El eslabón
Ni el futuro ni el pasado son lo que eran. En algún momento se ha producido la solución de continuidad, tal como fue entendida, entre lo que sabían unos y lo que deseaban conocer los recién llegados. Ningún joven -creo- tiene el mínimo interés por soportar las batallitas del abuelo, al menos de primera mano; ni siquiera creo que las entienda si se viese forzado a escucharlas. Eso lo hace solamente el heredero con expectativas, y no todos. Sigue siendo cierto que nadie escarmienta en cabeza ajena y la experiencia -como leí en alguna parte y procuro citar- viene a ser como adquirir lotería premiada en el sorteo anterior.
Aunque no sea de aplicación inmediata, ni siquiera práctico, aún hay quien sostiene que saber lo que antes ha ocurrido es bueno, ejercita la inteligencia y mantiene en forma las neuronas. Precisamente en cuanto a esos conocimientos que se califican de ociosos y que antiguamente cimentaban sólidas reputaciones en provincias. A las nuevas generaciones les gustan poco los viejos, quizá porque han encontrado fórmulas de comportamiento inéditas y, sobre todo, un nuevo lenguaje, decididamente más pobre, pero que los mayores apenas entienden. Son raros los que estiman atractiva la sociedad de los viejos, quizá porque sea de muy escaso provecho aquello que pretenden transmitir. Caben dudas de que comprendan a los descendientes, por mucha zapatilla que calcen y mucha bufanda color berenjena con la que sustituir al gabán.
Volver la vista muy atrás nos brinda unos ancestros sobrios en palabras, que soportaban con desdeñosa condescendencia a una prole a la que apenas dirigían la palabra -muy especialmente los padres- hasta entrada la adolescencia. Crecidos en ambientes familiares estrechos, los sucesores ambicionaban llegar hasta la cota del progenitor, o sea, un estamento superior, remoto, donde se hacía lo que le daba la gana, en virtud de cierta escala jerárquica de una sola dirección. Eso imagino que ha terminado ya, como las viejas rutinas parentales.

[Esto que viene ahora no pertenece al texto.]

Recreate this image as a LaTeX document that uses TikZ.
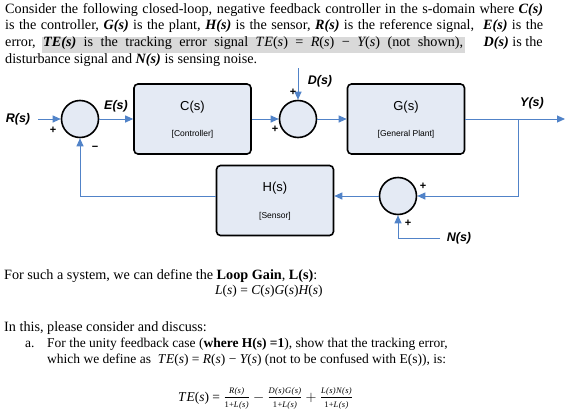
\documentclass[tikz,border=0pt]{standalone}
\usepackage{fontspec}
\setmainfont{Liberation Serif}
\setsansfont{Liberation Sans}
\usetikzlibrary{calc, arrows.meta}

\definecolor{sigblue}{HTML}{5183C8}
\definecolor{boxfill}{HTML}{E4EAF4}
\definecolor{hlgray}{HTML}{D9D9D9}

\newcommand{\bfit}[1]{\textbf{\textit{#1}}}
\newcommand{\mth}[1]{{\addfontfeature{LetterSpace=6}\itshape #1}}
\newcommand{\frtxt}[1]{\mbox{\fontsize{8.5}{8.5}\selectfont\addfontfeature{LetterSpace=4}#1}}
\newcommand{\smallfr}[2]{\frac{\raisebox{1.5pt}{\frtxt{#1}}}{\raisebox{-1.5pt}{\frtxt{#2}}}}
\newcommand{\jline}[2]{\makebox[#1][s]{\spaceskip=.25em plus 2em minus .12em #2}}

\begin{document}
\begin{tikzpicture}[x=1pt,y=-1pt,
    txt/.style={anchor=base west, inner sep=0pt, font=\fontsize{14.2}{17}\selectfont},
    itm/.style={anchor=base west, inner sep=0pt, font=\fontsize{13.5}{16}\selectfont},
    blk/.style={draw=black, line width=1.6pt, rounded corners=4pt, fill=boxfill,
      minimum width=117pt, minimum height=70pt, inner sep=0pt},
    sumnode/.style={circle, draw=black, line width=1.6pt, fill=boxfill,
      minimum size=37pt, inner sep=0pt},
    sig/.style={sigblue, line width=1pt, -{Triangle[length=8pt,width=7pt]}},
    lbl/.style={inner sep=0pt, font=\sffamily\bfseries\itshape\fontsize{12.5}{12.5}\selectfont},
    sgn/.style={inner sep=0pt, font=\sffamily\bfseries\fontsize{11}{11}\selectfont},
    ttl/.style={inner sep=0pt, font=\sffamily\fontsize{13}{13}\selectfont},
    sub/.style={inner sep=0pt, font=\sffamily\fontsize{8.5}{8.5}\selectfont}]
  \useasboundingbox (0,0) rectangle (584,418);

  % the question text
  \fill[hlgray] (42,37) rectangle (465,53);
  \node[txt] (l1) at (5,13) {\jline{538pt}{Consider the following closed-loop, negative feedback controller in the s-domain where \bfit{C(s)}}};
  \node[txt] (l2) at (5,29.5) {\jline{538pt}{is the controller, \bfit{G(s)} is the plant, \bfit{H(s)} is the sensor, \bfit{R(s)} is the reference signal, \ \bfit{E(s)} is the}};
  \node[txt] (l3a) at (5,46.5) {error,};
  \node[txt] (l3b) at (43,46.5) {\jline{420pt}{\bfit{TE(s)} is the tracking error signal \mth{TE}(\mth{s}) = \mth{R}(\mth{s}) − \mth{Y}(\mth{s}) (not shown),}};
  \node[txt, anchor=base east] (l3c) at (543,46.5) {\bfit{D(s)} is the};
  \node[txt] (l4) at (5,63) {disturbance signal and \bfit{N(s)} is sensing noise.};

  % block diagram
  \node[sumnode] (s1) at (80,119) {};
  \node[blk] (cbox) at (192.5,119) {};
  \node[sumnode] (s2) at (298,119) {};
  \node[blk] (gbox) at (406,119) {};
  \node[blk] (hbox) at (275,200.5) {};
  \node[sumnode] (s3) at (398,196) {};

  \node[ttl] at (192.5,107) {C(s)};
  \node[sub] at (192.5,134) {[Controller]};
  \node[ttl] at (406,107) {G(s)};
  \node[sub] at (406,134) {[General Plant]};
  \node[ttl] at (275,188) {H(s)};
  \node[sub] at (275,216) {[Sensor]};

  \coordinate (rin) at (38,119);
  \coordinate (din) at (298,68);
  \coordinate (tap) at (518,119);
  \coordinate (yout) at (565,119);
  \coordinate (nin) at (440,238);

  \draw[sig] (rin) -- (s1);
  \draw[sig] (s1) -- (cbox);
  \draw[sig] (cbox) -- (s2);
  \draw[sig] (din) -- (s2);
  \draw[sig] (s2) -- (gbox);
  \draw[sig] (gbox) -- (yout);
  \draw[sig] (tap) |- (s3.east);
  \draw[sig] (nin) -| (s3.south);
  \draw[sig] (s3) -- (s3 -| hbox.east);
  \draw[sig] (s3 -| hbox.west) -| (s1.south);

  \node[lbl] (rlbl) at (18,119) {R(s)};
  \node[lbl] (elbl) at (116,106) {E(s)};
  \node[lbl] (dlbl) at (320,81) {D(s)};
  \node[lbl] (ylbl) at (532,103) {Y(s)};
  \node[lbl] (nlbl) at (459,238) {N(s)};

  \node[sgn] at (53,130) {+};
  \node[sgn] at (95,148) {−};
  \node[sgn] at (293,92) {+};
  \node[sgn] at (275,129) {+};
  \node[sgn] at (423,186) {+};
  \node[sgn] at (408,223) {+};

  % the text below
  \node[txt] (p1) at (4,279) {For such a system, we can define the \textbf{Loop Gain}, \textbf{L(s)}:};
  \node[itm] (p2) at (215,294.5) {\mth{L}(\mth{s}) = \mth{C}(\mth{s})\mth{G}(\mth{s})\mth{H}(\mth{s})};
  \node[txt] (p3) at (4,331) {In this, please consider and discuss:};
  \node[itm] (qa) at (25,347) {a.};
  \node[itm] (q1) at (47,347) {For the unity feedback case (\textbf{where H(s) =1}), show that the tracking error,};
  \node[itm] (q2) at (47,363) {which we define as \ \mth{TE}(\mth{s}) = \mth{R}(\mth{s}) − \mth{Y}(\mth{s}) (not to be confused with E(s)), is:};
  \node[itm] (eq) at (178,401) {\mth{TE}(\mth{s}) = $\smallfr{\itshape R(s)}{1+\itshape L(s)} - \smallfr{\itshape D(s)G(s)}{1+\itshape L(s)} + \smallfr{\itshape L(s)N(s)}{1+\itshape L(s)}$};
\end{tikzpicture}
\end{document}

La sentenciosa sobriedad de otros tiempos se convirtió, en las generaciones que me son aledañas, en afán pedagógico de los mayores por comunicar a los hijos y otras personas desprevenidas nuestras experiencias, bajo el pretexto de haber vivido una guerra civil y estar asomados, de refilón, a un conflicto mundial. Tengo comprobado que esas materias dejan fríos a nuestros últimos allegados, que sólo por un carácter muy bondadoso acceden a escucharnos. La veteranía no es un grado, es una desgracia.

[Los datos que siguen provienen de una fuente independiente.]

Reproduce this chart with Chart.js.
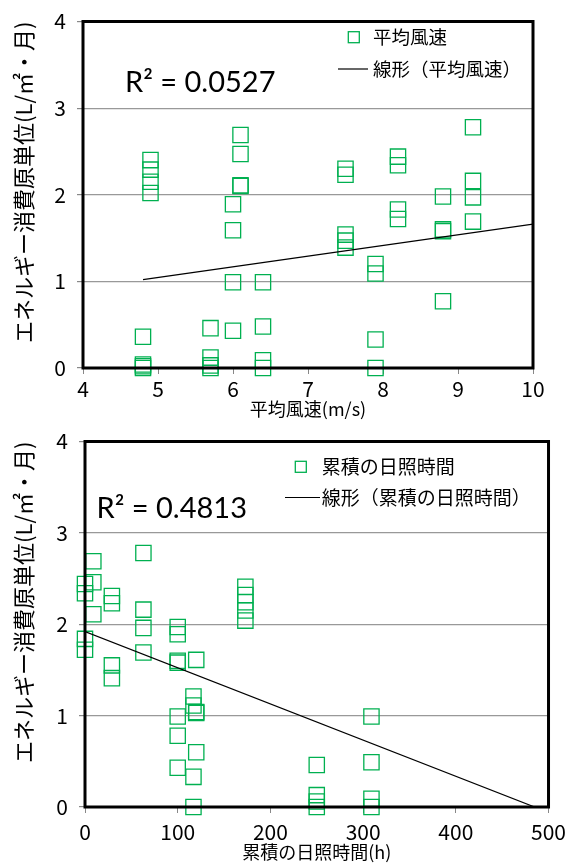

Los que ya sólo vivimos de recuerdos, nos regodeamos volviendo al tiempo en que buscábamos la proximidad de personas mayores con el fin de aprender, pues resultaba menos dificultoso escuchar que hincar los codos delante de los libros. Aquellos individuos estaban encantados desempeñando tal magisterio, generalmente ejercido en los cafés. Hoy, quienes podrían guiarme por los senderos del conocimiento han muerto o están atornillados a un sillón en sus casas o en residencias geriátricas. Eso me confina en el reducido mundo del soliloquio, porque no percibo gentes deseosas, ni siquiera tolerantes, con la oportunidad de que les comunique mis vivencias.
Con escasa convicción querría indicar que no es malo admitir las moralejas previas, por rancias que parezcan. En mayor o menor medida, siempre eran útiles para derramarlas sobre los recién llegados. Personalmente estuve sometido al acervo anecdótico de un amigo, sólo unos diez o doce años más viejo. Como si fuera hoy, recuerdo una de las últimas entrevistas. Con aire de conspirador de teatro, me confió, a la oreja, mirando suspicazmente en torno: '¿Sabes que en 1694 se creó el primer banco emisor del mundo? Fue el de Inglaterra'. '¿Qué me dices?' repuse afectando sorpresa. 'Como lo oyes. Pero, agárrate -su voz se convirtió en susurro-. Un año después, en 1695, un fraile ciego, Dom Perignon, descubre el champán. ¿Qué te parece?'. En aquellos tiempos aún era hombre de ciertos posibles, entendí la pedagógica indirecta de mi amigo y le pedí una copa de cava, porque el último dato ya lo conocía y devaluaba el brut francés pretendido.
El eslabón generacional, el vaso comunicante de las culturas, se ha extraviado sin que se sepa, con certeza, cuándo y por qué. He leído y escuchado que docenas de miles de estudiantes sacan los silbatos a la calle para protestar por la enésima reforma universitaria y me pregunto si hay quien imagina que la sabiduría -o sus escurriduras- se aprende en las aulas. Algo de ingenuidad queda y hay que resguardarla.